Автор: Наталия Гусева, старшая сестра православного сестричества
при Санкт-Петербургской 15-ой городской больнице
Весь мир напоен радостью: радостью победы над смертью, над тлением, над злом во всех его проявлениях — ХРИСТОС ВОСКРЕСЕ! Ад, где твое жало? Смерть, где твоя победа?

Ликует душа, замирает сердце. И невольно приходят на память лица тех, кто уже не встречает эту Пасхальную радость здесь, в Церкви земной: лица тех, кого уже нет с нами, но кто оставил свой след в нашей душе, в нашем сердце — лица наших усопших. И не служатся пока «заупокойные» службы, но как же ждешь Радоницы — этого дня, когда ты можешь произнести: «Дедулечка, бабуленька! Христос Воскресе!»
Читая свой помянник, вижу отчетливо, как пустеют странички «О здравии», и имена тех, кто дорог и любим, плавно перетекают в странички «О упокоении». Родные, сестры милосердия, больные, с которыми Господь свел на отделениях, сотрудники больницы. Старики, молодые, дети…
Смерть не разбирает. Порой это предельное испытание для нашей веры, особенно если уходит ребенок. Зачастую остается чувство одиночества, оставленности, недоумения: «Господи, ну я же тебя так просила!..» И, как всегда, вспоминаешь, что недосмотрела, недолюбила, недожалела… Габриель Марсель говорит: «Сказать кому-нибудь: «Я тебя люблю», — то же самое, что сказать: «Ты никогда не умрешь…»». И сердце иногда отказывается принимать в себя любовь к ребенку, к больному, потому что слишком больно потом расставаться.
Но вот ведь какое чудо: Господь никогда не оставляет в скорби — только если ты сам, своей волей, не захочешь в ней остаться. Сколько раз мы — больничные священники, сестры и братья милосердия — были свидетелями правильного отношения к смерти. Бабушка Мария — верующая старушка, умирающая после операции на кишечнике, при соборовании сказала нам с батюшкой: «Когда я уйду туда (показала на небо) — домой, я буду о вас молиться». Бабушка Катя — наша молитвенница, которую мы причащали на дому, когда батюшка подарил ей иконку, сказала: «А куда ж я ее дену, когда домой пойду?» (тоже показывает на небо). Отрок Кирилл (у него был лейкоз) на исповеди сказал батюшке нечто, от чего священник вышел из больницы и сказал, что сейчас он общался с Ангелом. Младеница Валерия (тоже лейкоз) утешает маму: «Я не умираю, я выхожу замуж, и мне будет очень хорошо там, только ты не плачь…» Надо учесть, что дети не могли слышать ни о чем подобном от родителей, ибо только после смерти детей родители их пришли к Богу.
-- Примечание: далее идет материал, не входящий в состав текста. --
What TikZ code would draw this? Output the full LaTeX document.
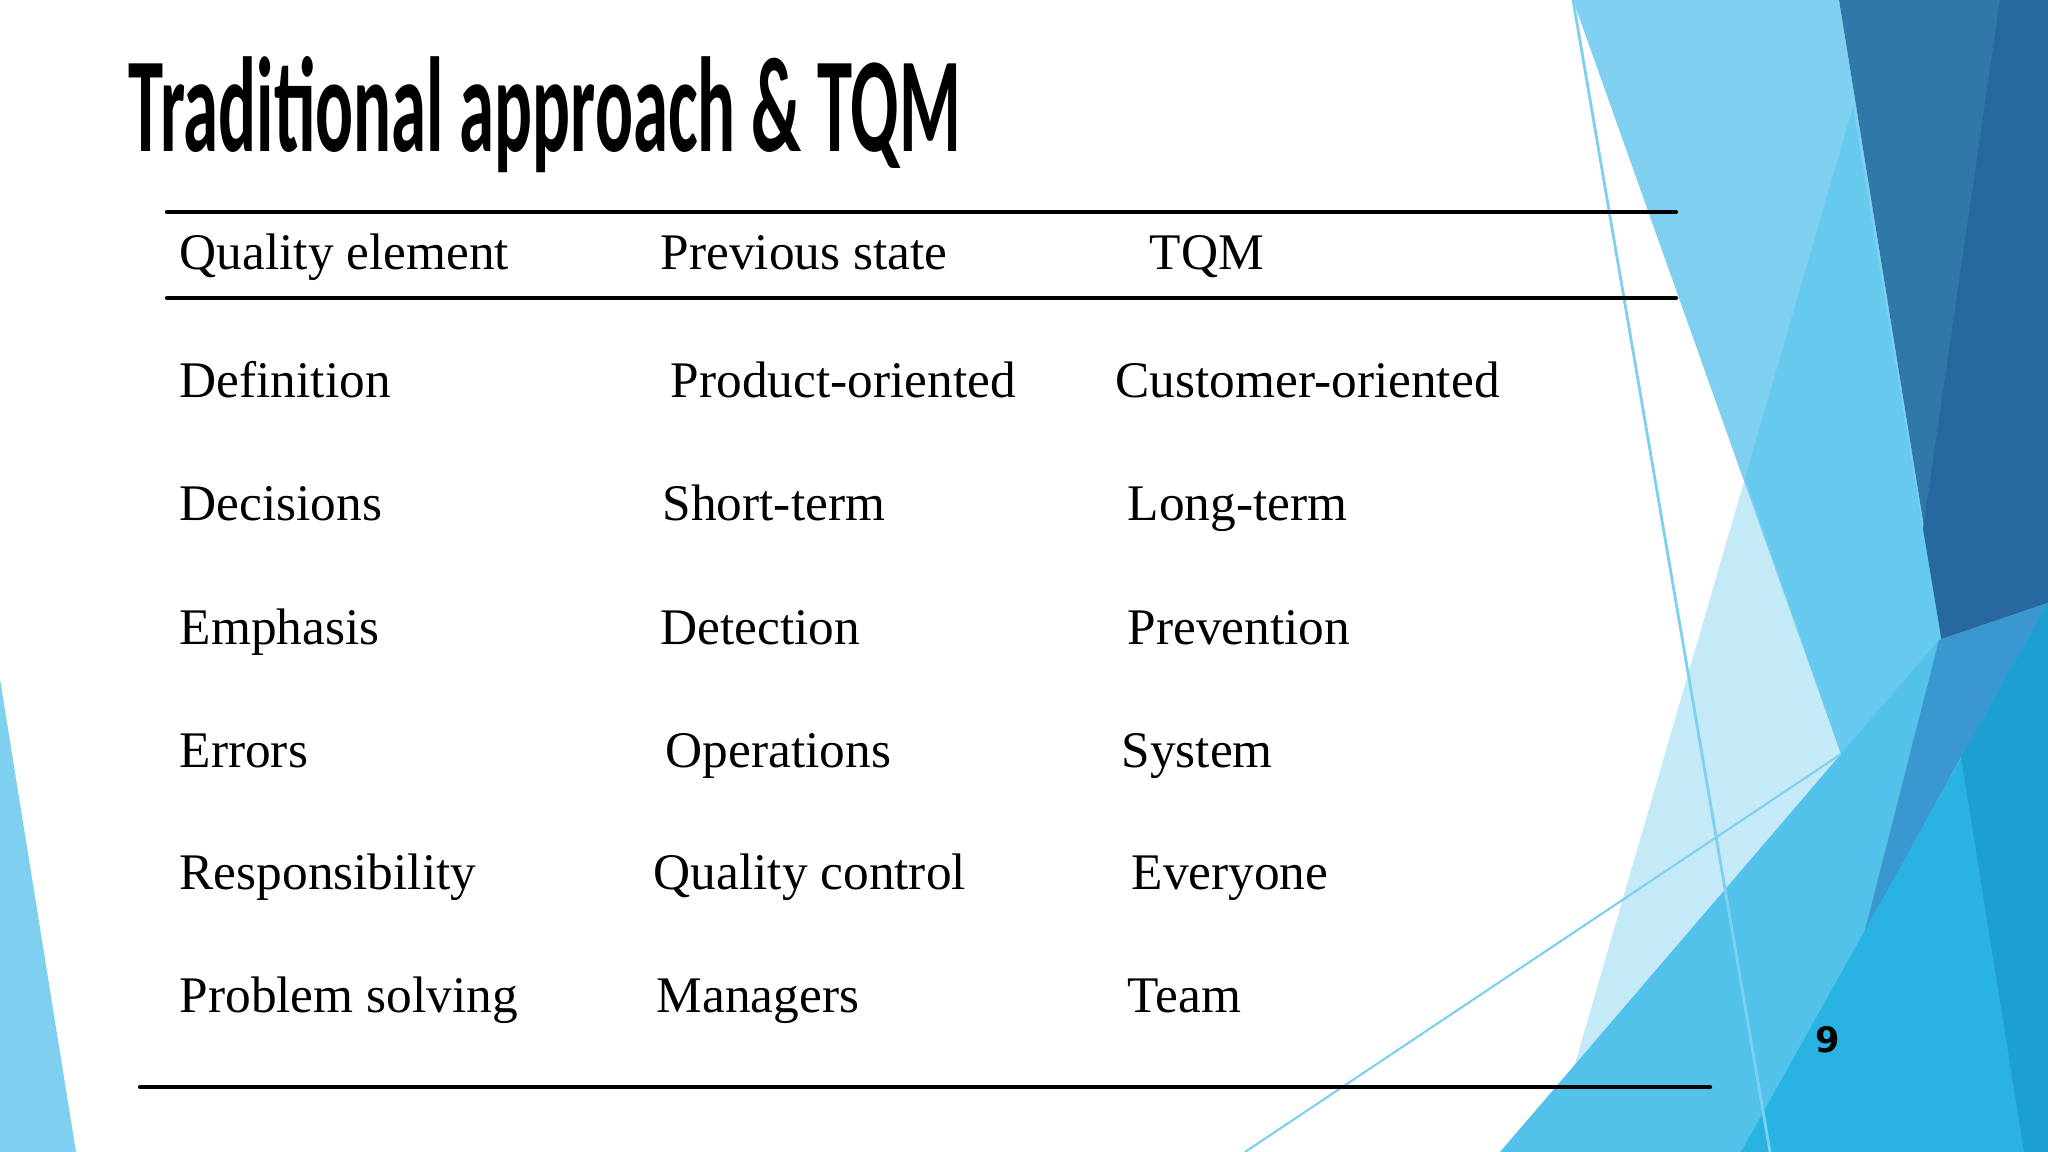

И эти свидетельства уничтожают то отношение к смерти, которое привнесено нами «оттуда», из светского мира: страх, отвержение, чувство, будто смерть — худшее, что может с нами произойти. И эти же свидетельства порождают в нас новое, правильное отношение к смерти, которое прекрасно выразил митрополит Антоний Сурожский: смерть, мысль о ней, память о ней — как бы единственное, что придает жизни высший смысл; жить в уровень требований смерти — означает жить так, чтобы смерть могла прийти в любой момент и встретить нас на гребне волны, а не на ее спаде, так, чтобы наши последние слова не были пустыми и наше последнее движение не было легкомысленным жестом.
Мы опытно познаём, что те, кто нам дорог, остались здесь: в нашей памяти, в наших поступках, в наших молитвах. И мы остались с ними — в их молитвах о нас. И поэтому Радоница становится для нас не просто днем посещения кладбища, а днем, когда мы христосуемся с нашими усопшими, чающими воскресения мертвых, и едиными усты и единым сердцем: мы тут, а они там — восклицаем: ХРИСТОС ВОСКРЕСЕ!